Egypt will endanger its "second chance" for democracy if the military-led interim government persists in cracking down  on Islamists, a top U.S. diplomat said.
"If representatives of some of the largest parties in Egypt are detained or excluded, how are dialogue and participation possible?" Deputy Secretary of State William J. Burns  asked journalists after meeting with Egypt's military leaders and the military-appointed interim government officials.
"It is hard to picture how Egypt will be able to emerge from this crisis  unless its people come together to find a non-violent and inclusive path forward," said Burns, the highest-level U.S. official to visit Cairo since President Mohamed Morsi -- Egypt's first freely elected president -- was removed by the military July 3.
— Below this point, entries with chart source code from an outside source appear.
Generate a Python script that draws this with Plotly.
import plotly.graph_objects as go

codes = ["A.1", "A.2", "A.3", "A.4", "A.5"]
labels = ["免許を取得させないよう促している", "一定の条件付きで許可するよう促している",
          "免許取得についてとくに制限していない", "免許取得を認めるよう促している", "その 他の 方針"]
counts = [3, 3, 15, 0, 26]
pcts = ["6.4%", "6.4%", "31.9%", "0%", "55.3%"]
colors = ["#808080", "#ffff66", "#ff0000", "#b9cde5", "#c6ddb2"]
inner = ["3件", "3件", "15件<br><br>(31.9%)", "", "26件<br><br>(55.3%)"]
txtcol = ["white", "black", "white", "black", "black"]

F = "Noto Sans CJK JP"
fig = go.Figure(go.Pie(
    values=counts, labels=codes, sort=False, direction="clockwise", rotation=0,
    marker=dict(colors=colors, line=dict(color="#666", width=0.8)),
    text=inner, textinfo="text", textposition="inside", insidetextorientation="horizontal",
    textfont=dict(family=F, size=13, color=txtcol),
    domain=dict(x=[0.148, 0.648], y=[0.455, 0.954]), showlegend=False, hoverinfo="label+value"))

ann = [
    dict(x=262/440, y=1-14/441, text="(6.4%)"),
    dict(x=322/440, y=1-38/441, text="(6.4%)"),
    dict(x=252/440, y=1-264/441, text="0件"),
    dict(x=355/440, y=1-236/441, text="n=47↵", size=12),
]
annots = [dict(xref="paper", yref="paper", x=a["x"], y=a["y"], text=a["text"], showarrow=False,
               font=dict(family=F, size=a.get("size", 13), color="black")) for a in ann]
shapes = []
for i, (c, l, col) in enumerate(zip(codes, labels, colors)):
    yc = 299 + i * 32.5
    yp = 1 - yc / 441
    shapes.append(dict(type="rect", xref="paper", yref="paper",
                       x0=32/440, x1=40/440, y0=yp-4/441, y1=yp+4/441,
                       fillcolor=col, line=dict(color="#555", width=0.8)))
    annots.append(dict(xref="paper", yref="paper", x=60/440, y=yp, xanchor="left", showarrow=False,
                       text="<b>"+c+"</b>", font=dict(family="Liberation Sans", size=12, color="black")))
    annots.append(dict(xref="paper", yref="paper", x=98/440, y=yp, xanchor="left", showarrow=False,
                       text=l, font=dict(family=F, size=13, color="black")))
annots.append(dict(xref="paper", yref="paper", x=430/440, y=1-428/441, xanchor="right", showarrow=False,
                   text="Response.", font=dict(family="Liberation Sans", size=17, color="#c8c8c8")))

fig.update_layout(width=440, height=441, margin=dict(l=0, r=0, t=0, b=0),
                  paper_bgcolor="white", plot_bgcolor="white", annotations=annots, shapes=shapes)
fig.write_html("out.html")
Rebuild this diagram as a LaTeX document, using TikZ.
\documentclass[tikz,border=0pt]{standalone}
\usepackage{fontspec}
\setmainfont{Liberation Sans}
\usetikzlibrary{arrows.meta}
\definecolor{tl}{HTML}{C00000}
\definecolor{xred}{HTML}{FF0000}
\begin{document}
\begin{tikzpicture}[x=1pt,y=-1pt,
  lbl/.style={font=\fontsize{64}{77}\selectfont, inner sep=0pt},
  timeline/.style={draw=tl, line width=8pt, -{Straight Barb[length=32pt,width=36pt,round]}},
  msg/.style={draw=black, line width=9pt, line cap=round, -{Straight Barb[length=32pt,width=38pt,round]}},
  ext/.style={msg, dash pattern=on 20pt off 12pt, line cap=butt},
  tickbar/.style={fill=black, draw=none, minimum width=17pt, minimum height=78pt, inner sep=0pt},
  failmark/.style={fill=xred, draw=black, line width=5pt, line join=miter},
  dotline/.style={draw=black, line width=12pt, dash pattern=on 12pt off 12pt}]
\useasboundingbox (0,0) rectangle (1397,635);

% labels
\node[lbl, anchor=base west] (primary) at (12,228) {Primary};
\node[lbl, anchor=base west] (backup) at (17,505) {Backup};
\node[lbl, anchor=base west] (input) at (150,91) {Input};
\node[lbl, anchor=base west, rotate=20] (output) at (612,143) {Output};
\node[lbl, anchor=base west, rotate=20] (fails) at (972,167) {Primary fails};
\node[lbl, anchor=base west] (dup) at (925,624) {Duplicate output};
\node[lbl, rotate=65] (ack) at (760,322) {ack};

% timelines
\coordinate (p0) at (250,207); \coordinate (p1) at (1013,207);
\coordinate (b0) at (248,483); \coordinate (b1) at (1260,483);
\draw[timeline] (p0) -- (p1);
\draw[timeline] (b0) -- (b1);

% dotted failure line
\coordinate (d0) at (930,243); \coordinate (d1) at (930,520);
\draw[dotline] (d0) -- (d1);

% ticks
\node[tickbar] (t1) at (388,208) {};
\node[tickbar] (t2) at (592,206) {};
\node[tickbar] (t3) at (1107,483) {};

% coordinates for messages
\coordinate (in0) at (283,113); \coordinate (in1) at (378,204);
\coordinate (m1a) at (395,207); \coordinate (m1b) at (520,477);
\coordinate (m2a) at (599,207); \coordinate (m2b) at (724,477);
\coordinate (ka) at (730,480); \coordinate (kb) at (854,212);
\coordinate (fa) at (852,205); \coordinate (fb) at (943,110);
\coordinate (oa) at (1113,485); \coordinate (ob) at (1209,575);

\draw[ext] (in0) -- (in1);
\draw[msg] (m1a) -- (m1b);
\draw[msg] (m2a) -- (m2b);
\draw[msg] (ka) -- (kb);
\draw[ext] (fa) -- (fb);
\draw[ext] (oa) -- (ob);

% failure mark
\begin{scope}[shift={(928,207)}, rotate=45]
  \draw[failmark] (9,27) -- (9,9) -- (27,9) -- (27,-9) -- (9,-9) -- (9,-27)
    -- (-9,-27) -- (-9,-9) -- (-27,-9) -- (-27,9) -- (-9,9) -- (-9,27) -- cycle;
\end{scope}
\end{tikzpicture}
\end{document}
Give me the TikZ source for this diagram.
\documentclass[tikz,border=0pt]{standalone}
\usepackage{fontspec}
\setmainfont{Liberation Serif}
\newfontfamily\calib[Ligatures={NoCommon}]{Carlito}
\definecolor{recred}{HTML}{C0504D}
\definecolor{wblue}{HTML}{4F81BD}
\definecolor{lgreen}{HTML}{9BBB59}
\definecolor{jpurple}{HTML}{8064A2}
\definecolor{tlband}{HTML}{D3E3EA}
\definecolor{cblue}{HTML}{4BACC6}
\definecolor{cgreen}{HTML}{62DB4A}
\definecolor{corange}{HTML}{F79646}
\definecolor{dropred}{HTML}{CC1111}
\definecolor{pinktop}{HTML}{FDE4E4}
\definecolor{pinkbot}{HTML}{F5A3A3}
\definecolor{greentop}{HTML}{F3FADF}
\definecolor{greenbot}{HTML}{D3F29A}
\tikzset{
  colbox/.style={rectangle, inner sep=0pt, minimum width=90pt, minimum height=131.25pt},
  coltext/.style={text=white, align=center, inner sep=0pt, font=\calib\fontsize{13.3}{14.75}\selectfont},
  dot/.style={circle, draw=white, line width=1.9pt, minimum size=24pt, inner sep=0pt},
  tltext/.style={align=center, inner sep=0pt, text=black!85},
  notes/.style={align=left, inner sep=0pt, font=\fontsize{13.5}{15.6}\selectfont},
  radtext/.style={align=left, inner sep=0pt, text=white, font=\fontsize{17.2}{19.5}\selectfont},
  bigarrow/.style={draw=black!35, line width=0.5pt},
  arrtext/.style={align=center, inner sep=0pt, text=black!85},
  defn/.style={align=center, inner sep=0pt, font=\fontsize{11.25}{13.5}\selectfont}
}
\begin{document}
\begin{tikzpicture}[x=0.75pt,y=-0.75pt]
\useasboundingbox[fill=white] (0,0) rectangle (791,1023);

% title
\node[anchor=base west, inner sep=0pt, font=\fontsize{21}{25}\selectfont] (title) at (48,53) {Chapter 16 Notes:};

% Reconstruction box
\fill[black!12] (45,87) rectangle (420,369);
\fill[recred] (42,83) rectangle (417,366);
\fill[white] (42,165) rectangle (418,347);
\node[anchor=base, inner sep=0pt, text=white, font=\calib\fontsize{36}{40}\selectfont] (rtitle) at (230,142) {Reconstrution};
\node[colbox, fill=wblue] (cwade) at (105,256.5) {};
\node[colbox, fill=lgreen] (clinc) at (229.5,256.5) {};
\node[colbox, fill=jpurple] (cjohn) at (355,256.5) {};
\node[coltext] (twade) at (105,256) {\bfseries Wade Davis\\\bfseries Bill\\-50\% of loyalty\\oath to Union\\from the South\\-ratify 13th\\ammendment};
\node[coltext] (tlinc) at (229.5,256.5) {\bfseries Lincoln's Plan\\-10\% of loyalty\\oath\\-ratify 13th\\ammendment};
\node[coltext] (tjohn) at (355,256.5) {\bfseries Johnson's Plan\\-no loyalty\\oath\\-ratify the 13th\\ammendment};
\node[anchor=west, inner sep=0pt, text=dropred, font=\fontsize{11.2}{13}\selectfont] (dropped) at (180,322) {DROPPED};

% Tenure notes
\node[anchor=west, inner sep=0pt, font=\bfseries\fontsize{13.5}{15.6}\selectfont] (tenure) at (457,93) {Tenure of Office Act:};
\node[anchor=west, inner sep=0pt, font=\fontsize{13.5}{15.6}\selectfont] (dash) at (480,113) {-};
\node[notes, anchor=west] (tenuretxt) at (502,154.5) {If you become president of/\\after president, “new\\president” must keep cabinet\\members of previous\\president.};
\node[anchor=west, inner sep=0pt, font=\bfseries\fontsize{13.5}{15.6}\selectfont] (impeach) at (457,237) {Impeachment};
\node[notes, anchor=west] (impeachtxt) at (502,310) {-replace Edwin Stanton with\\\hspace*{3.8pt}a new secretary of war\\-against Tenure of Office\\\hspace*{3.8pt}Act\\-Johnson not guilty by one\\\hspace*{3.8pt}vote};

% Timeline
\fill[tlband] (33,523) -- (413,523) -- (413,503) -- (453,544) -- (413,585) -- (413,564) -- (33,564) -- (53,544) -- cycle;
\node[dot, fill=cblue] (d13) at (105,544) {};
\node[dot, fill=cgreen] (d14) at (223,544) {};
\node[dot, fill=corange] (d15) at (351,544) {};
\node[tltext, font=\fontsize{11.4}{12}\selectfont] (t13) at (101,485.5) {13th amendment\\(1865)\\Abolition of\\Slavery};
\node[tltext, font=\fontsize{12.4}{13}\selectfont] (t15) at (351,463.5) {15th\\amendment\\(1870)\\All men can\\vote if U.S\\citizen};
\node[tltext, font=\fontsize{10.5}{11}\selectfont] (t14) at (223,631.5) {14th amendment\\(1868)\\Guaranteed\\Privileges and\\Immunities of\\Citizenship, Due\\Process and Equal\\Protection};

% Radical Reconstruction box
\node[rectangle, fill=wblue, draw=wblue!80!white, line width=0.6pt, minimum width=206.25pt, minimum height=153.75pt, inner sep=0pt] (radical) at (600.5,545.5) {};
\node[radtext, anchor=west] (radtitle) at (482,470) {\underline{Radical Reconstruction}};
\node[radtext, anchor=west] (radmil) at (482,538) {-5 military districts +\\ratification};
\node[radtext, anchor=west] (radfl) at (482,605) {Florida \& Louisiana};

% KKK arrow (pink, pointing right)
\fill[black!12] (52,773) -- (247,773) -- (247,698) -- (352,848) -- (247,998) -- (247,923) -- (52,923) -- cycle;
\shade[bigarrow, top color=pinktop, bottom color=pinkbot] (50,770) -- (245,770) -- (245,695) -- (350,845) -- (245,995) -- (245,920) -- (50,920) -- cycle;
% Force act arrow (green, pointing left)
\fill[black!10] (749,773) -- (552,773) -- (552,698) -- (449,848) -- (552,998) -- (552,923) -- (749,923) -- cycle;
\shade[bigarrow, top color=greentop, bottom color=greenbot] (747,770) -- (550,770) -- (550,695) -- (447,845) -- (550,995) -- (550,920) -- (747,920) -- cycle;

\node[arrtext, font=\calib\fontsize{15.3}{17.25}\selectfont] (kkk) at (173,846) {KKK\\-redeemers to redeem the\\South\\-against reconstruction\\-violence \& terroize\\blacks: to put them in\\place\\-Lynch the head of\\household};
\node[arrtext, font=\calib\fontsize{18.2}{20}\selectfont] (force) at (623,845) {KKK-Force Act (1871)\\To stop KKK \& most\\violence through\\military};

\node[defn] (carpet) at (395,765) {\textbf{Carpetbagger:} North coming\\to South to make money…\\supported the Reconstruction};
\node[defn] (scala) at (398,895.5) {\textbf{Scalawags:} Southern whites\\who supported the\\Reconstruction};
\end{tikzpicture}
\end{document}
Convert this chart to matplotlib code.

"The United States is firmly committed to helping Egypt succeed in this second chance to realize the promise of the revolution," Burns said.
"I am not naive. I know that many Egyptians have doubts about the United States, and I know that there will be nothing neat or easy about the road ahead," he said.
Burns did not mention Morsi by name and did not publicly repeat U.S. calls for the generals to release the unseated president, reported in military custody.
When an Egyptian journalist asked how the interim leaders responded to the U.S. calls for Morsi's release, Burns said, "We have made our views clear on that issue."
Burns also made no mention of the Islamist Muslim Brotherhood movement that supports Morsi. Scores of senior figures of the religious, political and social movement have been arrested since Morsi's ouster, and the government said Sunday it froze the assets of 14 Brotherhood leaders. 
The military has also closed three Islamist satellite networks.
"We have called on the military to avoid any politically motivated arrests," Burns said. "And we have also called upon those who differ with the government to adhere to their absolute obligation to participate peacefully."
His remarks were followed by new clashes between Islamists and police.
Burns was also rebuffed by the group that led the popular uprising against Morsi, as well as the Brotherhood and the ultraconservative Nour Party, all of which said they would not meet with Burns. 
Burns and U.S. Ambassador Anne Patterson  had invited them to attend a roundtable discussion at one of Cairo's Four Seasons hotels.